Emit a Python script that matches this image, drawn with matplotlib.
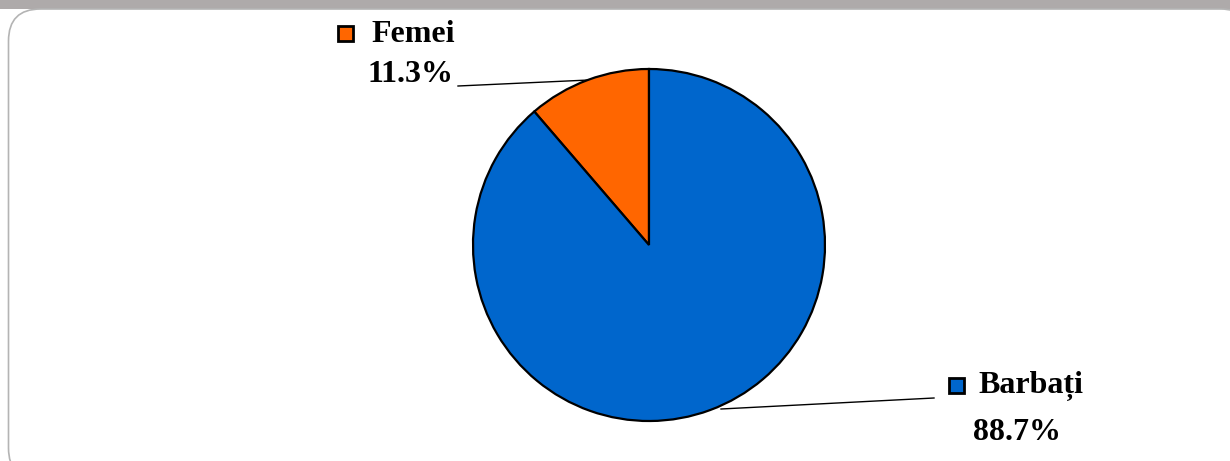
import matplotlib.pyplot as plt
from matplotlib.patches import FancyBboxPatch, Rectangle

# data
labels = ['Femei', 'Barbați']
shares = [11.3, 88.7]
colors = ['#ff6600', '#0066cc']

W, H = 1230, 461

def py(y):
    # pixel row -> data y (axis goes up)
    return H - y

plt.rcParams['font.family'] = ['Liberation Serif', 'DejaVu Serif']

fig = plt.figure(figsize=(W / 100, H / 100), dpi=100)
ax = fig.add_axes([0, 0, 1, 1])

# gray band on top + rounded panel
ax.add_patch(Rectangle((0, py(9)), W, 9, facecolor='#aeaaaa', edgecolor='none', zorder=0))
ax.add_patch(FancyBboxPatch((8.5, py(480)), 1244, 471,
                            boxstyle='round,pad=0,rounding_size=32',
                            facecolor='white', edgecolor='#b4b4b4', lw=1.2, zorder=1))

cx, cy, r = 649, py(245), 176
wedges, _ = ax.pie(shares, colors=colors, startangle=90, counterclock=True,
                   center=(cx, cy), radius=r, frame=True,
                   wedgeprops=dict(edgecolor='black', linewidth=1.6))
for w in wedges:
    w.set_zorder(3)
ax.set_xlim(0, W)
ax.set_ylim(0, H)
ax.set_aspect('equal')
ax.axis('off')

fs = 23
# Femei label
ax.add_patch(Rectangle((338, py(41)), 15, 15, facecolor=colors[0], edgecolor='black', lw=2, zorder=4))
ax.text(371, py(35), labels[0], fontsize=fs, fontweight='bold', ha='left', va='center', zorder=4)
ax.text(411, py(75), f'{shares[0]}%', fontsize=fs, fontweight='bold', ha='center', va='center', zorder=4)
ax.plot([458, 589], [py(86), py(80)], color='black', lw=1, zorder=2)

# Barbati label
ax.add_patch(Rectangle((949, py(393)), 15, 15, facecolor=colors[1], edgecolor='black', lw=2, zorder=4))
ax.text(978, py(386), labels[1], fontsize=fs, fontweight='bold', ha='left', va='center', zorder=4)
ax.text(1017, py(433), f'{shares[1]}%', fontsize=fs, fontweight='bold', ha='center', va='center', zorder=4)
ax.plot([721, 934], [py(409), py(398)], color='black', lw=1, zorder=2)

fig.savefig('out.png', dpi=100)
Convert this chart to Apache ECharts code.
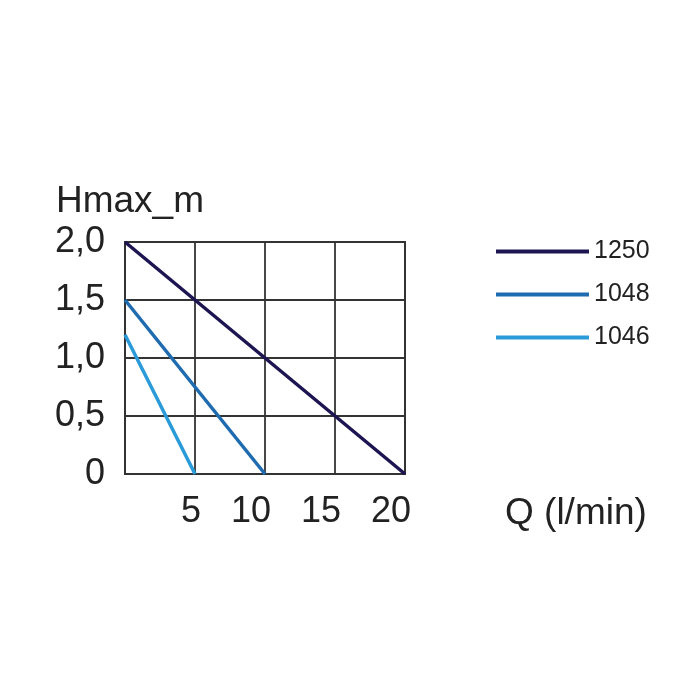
<!DOCTYPE html>
<html>
<head>
<meta charset="utf-8">
<script src="https://cdn.jsdelivr.net/npm/echarts@6/dist/echarts.min.js"></script>
<style>
  html, body { margin: 0; padding: 0; background: #fff; }
  #chart { width: 700px; height: 700px; }
</style>
</head>
<body>
<div id="chart"></div>
<script>
// pump curves: flow Q (l/min) vs max head (m)
var seriesNames = ['1250', '1048', '1046'];
var flowQ = [
  [0, 20],
  [0, 10],
  [0, 5]
];
var headH = [
  [2.0, 0],
  [1.5, 0],
  [1.2, 0]
];
var colors = ['#1c1552', '#1f6bb0', '#2a9ad8'];
var xTicks = [0, 5, 10, 15, 20];
var yTicks = [0, 0.5, 1.0, 1.5, 2.0];

var fontFamily = 'Liberation Sans, Arial, sans-serif';

function buildSeries() {
  var res = [];
  for (var i = 0; i < seriesNames.length; ++i) {
    var data = [];
    for (var j = 0; j < flowQ[i].length; ++j) {
      data.push([flowQ[i][j], headH[i][j]]);
    }
    res.push({
      name: seriesNames[i],
      type: 'line',
      data: data,
      symbol: 'none',
      lineStyle: { width: 3.5, color: colors[i] },
      itemStyle: { color: colors[i] },
      z: 3 - i
    });
  }
  return res;
}

var chart = echarts.init(document.getElementById('chart'));
chart.setOption({
  animation: false,
  backgroundColor: '#fff',
  textStyle: { fontFamily: fontFamily },
  title: [{
    text: 'Hmax_m',
    left: 51,
    top: 178,
    textStyle: { fontSize: 37, fontWeight: 'normal', color: '#222', fontFamily: fontFamily }
  }, {
    text: 'Q (l/min)',
    left: 500,
    top: 490,
    textStyle: { fontSize: 37, fontWeight: 'normal', color: '#222', fontFamily: fontFamily }
  }],
  legend: {
    orient: 'vertical',
    left: 496,
    top: 239,
    padding: 0,
    itemWidth: 93,
    itemHeight: 4,
    itemGap: 18,
    icon: 'rect',
    textStyle: { fontSize: 25, color: '#222' },
    data: seriesNames
  },
  grid: {
    left: 125,
    right: 295,
    top: 242,
    bottom: 226,
    show: true,
    borderColor: '#333',
    borderWidth: 2
  },
  xAxis: {
    type: 'value',
    min: xTicks[0],
    max: xTicks[xTicks.length - 1],
    interval: 5,
    axisLine: { show: false },
    axisTick: { show: false },
    splitLine: { show: true, lineStyle: { color: '#333', width: 1.8 } },
    axisLabel: {
      margin: 20,
      fontSize: 36,
      color: '#222',
      align: 'right',
      padding: [0, -6, 0, 0],
      formatter: function(v) { return v === 0 ? '' : String(v); }
    }
  },
  yAxis: {
    type: 'value',
    min: yTicks[0],
    max: yTicks[yTicks.length - 1],
    interval: 0.5,
    axisLine: { show: false },
    axisTick: { show: false },
    splitLine: { show: true, lineStyle: { color: '#333', width: 1.8 } },
    axisLabel: {
      margin: 20,
      fontSize: 36,
      color: '#222',
      formatter: function(v) { return v === 0 ? '0' : v.toFixed(1).replace('.', ','); }
    }
  },
  series: buildSeries()
});
</script>
</body>
</html>
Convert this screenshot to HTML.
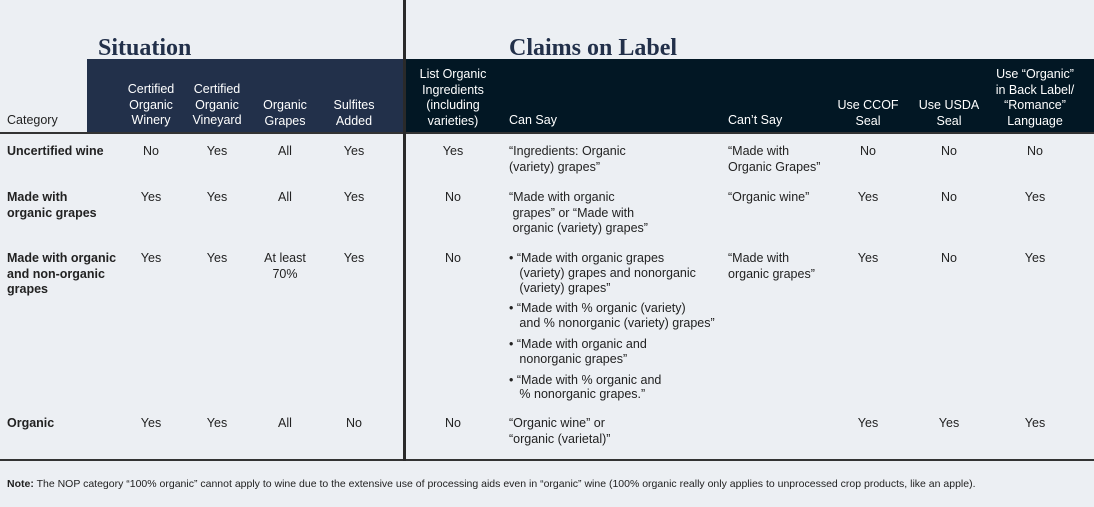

┄┄┄┄┄┄

What is required> Repeat the material above verbatim. Leave the pictures behind.

Written solution>
Emit a Python script that matches this image, drawn with matplotlib.
import matplotlib.pyplot as plt
from matplotlib.patches import FancyBboxPatch, Rectangle

# data
labels = ['Femei', 'Barbați']
shares = [11.3, 88.7]
colors = ['#ff6600', '#0066cc']

W, H = 1230, 461

def py(y):
    # pixel row -> data y (axis goes up)
    return H - y

plt.rcParams['font.family'] = ['Liberation Serif', 'DejaVu Serif']

fig = plt.figure(figsize=(W / 100, H / 100), dpi=100)
ax = fig.add_axes([0, 0, 1, 1])

# gray band on top + rounded panel
ax.add_patch(Rectangle((0, py(9)), W, 9, facecolor='#aeaaaa', edgecolor='none', zorder=0))
ax.add_patch(FancyBboxPatch((8.5, py(480)), 1244, 471,
                            boxstyle='round,pad=0,rounding_size=32',
                            facecolor='white', edgecolor='#b4b4b4', lw=1.2, zorder=1))

cx, cy, r = 649, py(245), 176
wedges, _ = ax.pie(shares, colors=colors, startangle=90, counterclock=True,
                   center=(cx, cy), radius=r, frame=True,
                   wedgeprops=dict(edgecolor='black', linewidth=1.6))
for w in wedges:
    w.set_zorder(3)
ax.set_xlim(0, W)
ax.set_ylim(0, H)
ax.set_aspect('equal')
ax.axis('off')

fs = 23
# Femei label
ax.add_patch(Rectangle((338, py(41)), 15, 15, facecolor=colors[0], edgecolor='black', lw=2, zorder=4))
ax.text(371, py(35), labels[0], fontsize=fs, fontweight='bold', ha='left', va='center', zorder=4)
ax.text(411, py(75), f'{shares[0]}%', fontsize=fs, fontweight='bold', ha='center', va='center', zorder=4)
ax.plot([458, 589], [py(86), py(80)], color='black', lw=1, zorder=2)

# Barbati label
ax.add_patch(Rectangle((949, py(393)), 15, 15, facecolor=colors[1], edgecolor='black', lw=2, zorder=4))
ax.text(978, py(386), labels[1], fontsize=fs, fontweight='bold', ha='left', va='center', zorder=4)
ax.text(1017, py(433), f'{shares[1]}%', fontsize=fs, fontweight='bold', ha='center', va='center', zorder=4)
ax.plot([721, 934], [py(409), py(398)], color='black', lw=1, zorder=2)

fig.savefig('out.png', dpi=100)
Convert this chart to Apache ECharts code.
<!DOCTYPE html>
<html>
<head>
<meta charset="utf-8">
<script src="https://cdn.jsdelivr.net/npm/echarts@6/dist/echarts.min.js"></script>
<style>
  html, body { margin: 0; padding: 0; background: #fff; }
  #chart { width: 700px; height: 700px; }
</style>
</head>
<body>
<div id="chart"></div>
<script>
// pump curves: flow Q (l/min) vs max head (m)
var seriesNames = ['1250', '1048', '1046'];
var flowQ = [
  [0, 20],
  [0, 10],
  [0, 5]
];
var headH = [
  [2.0, 0],
  [1.5, 0],
  [1.2, 0]
];
var colors = ['#1c1552', '#1f6bb0', '#2a9ad8'];
var xTicks = [0, 5, 10, 15, 20];
var yTicks = [0, 0.5, 1.0, 1.5, 2.0];

var fontFamily = 'Liberation Sans, Arial, sans-serif';

function buildSeries() {
  var res = [];
  for (var i = 0; i < seriesNames.length; ++i) {
    var data = [];
    for (var j = 0; j < flowQ[i].length; ++j) {
      data.push([flowQ[i][j], headH[i][j]]);
    }
    res.push({
      name: seriesNames[i],
      type: 'line',
      data: data,
      symbol: 'none',
      lineStyle: { width: 3.5, color: colors[i] },
      itemStyle: { color: colors[i] },
      z: 3 - i
    });
  }
  return res;
}

var chart = echarts.init(document.getElementById('chart'));
chart.setOption({
  animation: false,
  backgroundColor: '#fff',
  textStyle: { fontFamily: fontFamily },
  title: [{
    text: 'Hmax_m',
    left: 51,
    top: 178,
    textStyle: { fontSize: 37, fontWeight: 'normal', color: '#222', fontFamily: fontFamily }
  }, {
    text: 'Q (l/min)',
    left: 500,
    top: 490,
    textStyle: { fontSize: 37, fontWeight: 'normal', color: '#222', fontFamily: fontFamily }
  }],
  legend: {
    orient: 'vertical',
    left: 496,
    top: 239,
    padding: 0,
    itemWidth: 93,
    itemHeight: 4,
    itemGap: 18,
    icon: 'rect',
    textStyle: { fontSize: 25, color: '#222' },
    data: seriesNames
  },
  grid: {
    left: 125,
    right: 295,
    top: 242,
    bottom: 226,
    show: true,
    borderColor: '#333',
    borderWidth: 2
  },
  xAxis: {
    type: 'value',
    min: xTicks[0],
    max: xTicks[xTicks.length - 1],
    interval: 5,
    axisLine: { show: false },
    axisTick: { show: false },
    splitLine: { show: true, lineStyle: { color: '#333', width: 1.8 } },
    axisLabel: {
      margin: 20,
      fontSize: 36,
      color: '#222',
      align: 'right',
      padding: [0, -6, 0, 0],
      formatter: function(v) { return v === 0 ? '' : String(v); }
    }
  },
  yAxis: {
    type: 'value',
    min: yTicks[0],
    max: yTicks[yTicks.length - 1],
    interval: 0.5,
    axisLine: { show: false },
    axisTick: { show: false },
    splitLine: { show: true, lineStyle: { color: '#333', width: 1.8 } },
    axisLabel: {
      margin: 20,
      fontSize: 36,
      color: '#222',
      formatter: function(v) { return v === 0 ? '0' : v.toFixed(1).replace('.', ','); }
    }
  },
  series: buildSeries()
});
</script>
</body>
</html>
Convert this screenshot to HTML.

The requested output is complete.